Ve o gün bugündür de tüm yaşamı, dosyaları inceleyerek, onlar hakkındaki düşüncelerini kağıda dökerek geçiyor... Düşünebiliyor musunuz, Sezer tam 17 yıldır böyle yaşıyor. Okuyor, araştırıyor, düşünüyor ve yazarak cevap veriyor. Yani bulunduğu kurumu yazışarak yönetiyor. Sorun dinlemesi, temas kurması, kamuoyu oluşturması gerekmiyor. Yazışarak yaşıyor...
YÖK KRİZİ İLK ÖRNEK
Sezer, bu alışkanlığını, bu yönetim biçimini Çankaya'ya da taşımak istedi. Üniversite rektörlerinin atanmasında yaşanan krizde YÖK Başkanı ile temas kurmadı. YÖK'ten gelen resmi yazıya resmi cevap verdi. YÖK Başkanı Gürüz'ün görüşme isteğini bile kabul etmedi... Yani yazışarak yönetmeyi tercih etti...
İkinci kriz KHK'da yaşandı. Cumhurbaşkanı, ne Başbakan'la ne de diğer partilerin liderleriyle temas kurdu. Hiç kimseyi dinlemedi, yüz yüze görüşmedi. Kim neyi neden istiyor öğrenmek istemedi. Bir kez Başbakan Yardımcısı Hüsamettin Özkan'la görüştü, hepsi bu. Hükümetten gelen yazıya yine yazıyla cevap verdi..
Hatta konuşmamak için Ankara'yı bile terk etti. Birkaç gün sonra Başbakan'la zoraki buluşmasında bile "Henüz gerekçeyi okumadım" diyerek sorunu müzakere etmekten kaçındı. Başbakan'la bilerek, isteyerek diyaloğa girmedi.
Yargıtay ve Anayasa Mahkemesi'nde 17 yıldır sürdürdüğü dilekçeyle başvurma, dilekçeye yanıt verme geleneği devletin zirvesine taşınınca da kriz erken patladı. Çünkü bulunduğu konum yazışarak yönetim anlayışına uygun değildi.
Cumhurbaşkanı, "Benim tarzım böyle, konuşmam, zorunlu olmadıkça ikili görüşme yapmam, sorunları müzakere etmem" diyor. Zirvedeki sancı da işte bundan kaynaklanıyor..

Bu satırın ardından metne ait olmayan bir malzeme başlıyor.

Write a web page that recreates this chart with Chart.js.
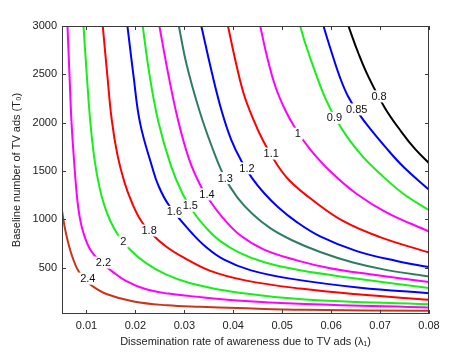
<!DOCTYPE html>
<html><head><meta charset="utf-8">
<script src="https://cdn.jsdelivr.net/npm/chart.js@4/dist/chart.umd.min.js"></script>
<style>html,body{margin:0;padding:0;background:#fff;}#wrap{width:474px;height:356px;position:relative;}</style>
</head><body><div id="wrap"><canvas id="c"></canvas></div>
<script>
// Contour levels (labels)
const levels = ['2.4','2.2','2','1.8','1.6','1.5','1.4','1.3','1.2','1.1','1','0.9','0.85','0.8'];

// Points: lambda_1 (x) and T0 (y)
const lambda_2_4 = [0.005, 0.00571, 0.00673, 0.00806, 0.00939, 0.01116, 0.01422, 0.01965, 0.02647, 0.03327, 0.04082, 0.05469, 0.08];
const T0_2_4     = [1086, 879, 672, 492, 391, 311, 224, 149, 110, 94, 82, 64, 53];
const lambda_2_2 = [0.00612, 0.00653, 0.00694, 0.00745, 0.00786, 0.00827, 0.00888, 0.00969, 0.01061, 0.01184, 0.01347, 0.01531, 0.01796, 0.02204, 0.02673, 0.03122, 0.04082, 0.05469, 0.08];
const T0_2_2     = [3000, 2494, 2008, 1616, 1347, 1140, 954, 810, 701, 614, 531, 459, 366, 278, 231, 205, 159, 123, 87];
const lambda_2   = [0.00939, 0.01006, 0.01076, 0.01163, 0.01265, 0.01367, 0.0149, 0.01653, 0.01898, 0.02204, 0.02612, 0.03122, 0.04082, 0.05469, 0.08];
const T0_2       = [3000, 2496, 2022, 1622, 1333, 1141, 980, 832, 683, 552, 432, 339, 242, 171, 120];
const lambda_1_8 = [0.01333, 0.01429, 0.01516, 0.01633, 0.01776, 0.01939, 0.02122, 0.02347, 0.02633, 0.0300, 0.03531, 0.04245, 0.05367, 0.06592, 0.08];
const T0_1_8     = [3000, 2475, 2031, 1666, 1384, 1161, 979, 843, 716, 600, 466, 368, 283, 221, 167];
const lambda_1_6 = [0.01837, 0.01959, 0.02096, 0.02347, 0.02469, 0.02673, 0.03122, 0.03449, 0.03802, 0.04347, 0.05163, 0.06592, 0.08];
const T0_1_6     = [3000, 2494, 1995, 1533, 1350, 1154, 875, 710, 585, 474, 386, 292, 235];
const lambda_1_5 = [0.02149, 0.02286, 0.02469, 0.02729, 0.02959, 0.03184, 0.03429, 0.03735, 0.04143, 0.04653, 0.05367, 0.06388, 0.08];
const T0_1_5     = [3000, 2502, 2009, 1550, 1270, 1076, 921, 774, 650, 552, 472, 395, 288];
const lambda_1_4 = [0.0249, 0.02673, 0.02878, 0.03102, 0.03327, 0.03551, 0.03802, 0.04143, 0.04618, 0.0530, 0.0598, 0.06796, 0.08];
const T0_1_4     = [3000, 2498, 2012, 1615, 1353, 1171, 1006, 834, 689, 575, 493, 431, 351];
const lambda_1_3 = [0.02888, 0.03041, 0.03306, 0.03571, 0.03816, 0.04082, 0.04388, 0.04755, 0.0520, 0.05776, 0.06449, 0.07143, 0.08];
const T0_1_3     = [3000, 2613, 2129, 1740, 1442, 1227, 1057, 908, 783, 661, 552, 474, 409];
const lambda_1_2 = [0.03347, 0.03565, 0.03769, 0.03959, 0.04163, 0.04388, 0.04633, 0.04918, 0.05265, 0.05776, 0.06524, 0.07341, 0.08];
const T0_1_2     = [3000, 2513, 2110, 1822, 1605, 1423, 1269, 1124, 983, 823, 671, 568, 505];
const lambda_1_1 = [0.03892, 0.04041, 0.0421, 0.04414, 0.04618, 0.04898, 0.05163, 0.05639, 0.06251, 0.07, 0.08];
const T0_1_1     = [3000, 2649, 2305, 2029, 1805, 1564, 1394, 1192, 980, 815, 655];
const lambda_1   = [0.04551, 0.04688, 0.04857, 0.05061, 0.05286, 0.05571, 0.0598, 0.06524, 0.07137, 0.08];
const T0_1       = [3000, 2688, 2379, 2131, 1927, 1724, 1497, 1262, 1070, 874];
const lambda_0_9 = [0.05367, 0.05469, 0.05673, 0.05878, 0.06082, 0.06327, 0.06633, 0.07, 0.07476, 0.08];
const T0_0_9     = [3000, 2824, 2525, 2256, 2050, 1853, 1657, 1471, 1264, 1094];
const lambda_0_85= [0.05843, 0.06014, 0.06184, 0.06347, 0.06551, 0.06796, 0.07102, 0.07476, 0.08];
const T0_0_85    = [3000, 2721, 2463, 2270, 2104, 1937, 1751, 1543, 1305];
const lambda_0_8 = [0.06353, 0.06557, 0.06761, 0.07102, 0.07443, 0.07714, 0.08];
const T0_0_8     = [3000, 2718, 2476, 2150, 1900, 1728, 1580];

// Where each contour label sits
const labelLambda = [0.01027, 0.01347, 0.01755, 0.0228, 0.02796, 0.03122, 0.03463, 0.03837, 0.0428, 0.04776, 0.0532, 0.06067, 0.06524, 0.0698];
const labelT0     = [386, 552, 770, 884, 1077, 1140, 1258, 1426, 1527, 1680, 1885, 2050, 2137, 2272];

// Tick labels
const xTicks = [0.01, 0.02, 0.03, 0.04, 0.05, 0.06, 0.07, 0.08];
const yTicks = [500, 1000, 1500, 2000, 2500, 3000];

const series = [
  [lambda_2_4, T0_2_4], [lambda_2_2, T0_2_2], [lambda_2, T0_2], [lambda_1_8, T0_1_8],
  [lambda_1_6, T0_1_6], [lambda_1_5, T0_1_5], [lambda_1_4, T0_1_4], [lambda_1_3, T0_1_3],
  [lambda_1_2, T0_1_2], [lambda_1_1, T0_1_1], [lambda_1, T0_1], [lambda_0_9, T0_0_9],
  [lambda_0_85, T0_0_85], [lambda_0_8, T0_0_8]
];
const colors = ['#c8361a','#ff00ff','#19ee19','#ff0000','#0000ff','#19ee19','#ff00ff','#2f7d5f','#0000ff','#ff0000','#ff00ff','#19ee19','#0000ff','#000000'];

const FONT = '"Liberation Sans", Arial, Helvetica, sans-serif';

const datasets = series.map((s, i) => ({
  label: levels[i],
  data: s[0].map((v, k) => ({x: v, y: s[1][k]})),
  borderColor: colors[i],
  borderWidth: 2,
  pointRadius: 0,
  fill: false,
  tension: 0.4
}));

const framePlugin = {
  id: 'frame',
  afterDatasetsDraw(chart) {
    const {ctx, chartArea: a, scales: {x, y}} = chart;
    ctx.save();
    ctx.font = '11px ' + FONT;
    ctx.textAlign = 'center';
    ctx.textBaseline = 'middle';
    levels.forEach((lv, i) => {
      const px = x.getPixelForValue(labelLambda[i]);
      const py = y.getPixelForValue(labelT0[i]);
      const w = ctx.measureText(lv).width;
      ctx.fillStyle = '#ffffff';
      ctx.fillRect(px - w / 2 - 2, py - 6, w + 4, 12);
      ctx.fillStyle = '#111111';
      ctx.fillText(lv, px, py + 0.5);
    });
    ctx.strokeStyle = '#3a3a3a';
    ctx.lineWidth = 1;
    ctx.strokeRect(Math.round(a.left) + 0.5, Math.round(a.top) + 0.5, Math.round(a.right - a.left) - 1, Math.round(a.bottom - a.top) - 1);
    ctx.beginPath();
    const L = 4;
    xTicks.forEach(v => {
      const px = Math.round(x.getPixelForValue(v)) + 0.5;
      ctx.moveTo(px, a.bottom); ctx.lineTo(px, a.bottom - L);
      ctx.moveTo(px, a.top); ctx.lineTo(px, a.top + L);
    });
    yTicks.forEach(v => {
      const py = Math.round(y.getPixelForValue(v)) + 0.5;
      ctx.moveTo(a.left, py); ctx.lineTo(a.left + L, py);
      ctx.moveTo(a.right, py); ctx.lineTo(a.right - L, py);
    });
    ctx.stroke();
    ctx.restore();
  }
};

new Chart(document.getElementById('c'), {
  type: 'line',
  data: {datasets},
  plugins: [framePlugin],
  options: {
    responsive: true,
    maintainAspectRatio: false,
    animation: false,
    layout: {padding: {left: 0, top: 26, right: 45, bottom: 0}},
    plugins: {legend: {display: false}, tooltip: {enabled: false}},
    scales: {
      x: {
        type: 'linear', min: 0.005, max: 0.08,
        grid: {display: false, drawTicks: false},
        border: {display: false},
        afterBuildTicks: s => { s.ticks = xTicks.map(v => ({value: v})); },
        afterFit: s => { s.height = 42; },
        ticks: {color: '#222', font: {family: FONT, size: 11}, padding: 5, maxRotation: 0,
          callback: v => String(v)},
        title: {display: true, text: 'Dissemination rate of awareness due to TV ads (\u03bb\u2081)',
          color: '#222', font: {family: FONT, size: 11}, padding: {top: 0, bottom: 7}}
      },
      y: {
        type: 'linear', min: 20, max: 3000,
        grid: {display: false, drawTicks: false},
        border: {display: false},
        afterBuildTicks: s => { s.ticks = yTicks.map(v => ({value: v})); },
        afterFit: s => { s.width = 62; },
        ticks: {color: '#222', font: {family: FONT, size: 11}, padding: 5,
          callback: v => String(v)},
        title: {display: true, text: 'Baseline number of TV ads (T\u2080)',
          color: '#222', font: {family: FONT, size: 11}, padding: {top: 10, bottom: 0}}
      }
    }
  }
});
</script>
</body></html>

KHK krizi, Cumhurbaşkanı'nın bir yönünü daha ortaya çıkardı. O da içerikten çok şekle önem vermesi. Sezer ilk günden beri Memur Kararnamesi'nin içeriğine karşı olmadığını bunun KHK ile yapılmasına karşı olduğunu söylüyor...
ŞEKLEN UYGUNLUK
Oysa Sezer'in şekle önem veren tavrı sanki KHK'yı anti-demokratik bulduğu için imzalamıyormuş gibi yansıyor. Bazı sivil toplum örgütleri Sezer'i, demokrasi adına alkışlıyor.
Ancak gerçek çok farklı. Peki, hükümet KHK'yı Meclis'ten geçiririse, Sezer ne yapacak?. İmzalayacak mı? Görünen o ki evet. Peki o zaman bu yasa demokratik olacak mı?
İşte Sezer yasanın amacından, hedefinden çok onun nasıl yasa haline geldiğini birinci sıraya alarak yine 17 yıldır sürdürdüğü "şeklen" uygunluk geleneğini de Çankaya'ya taşımış oldu...
Ve tarihinin en büyük krizini yaşayan Türkiye, içerikten çok şekil üzerinde takıldı kaldı.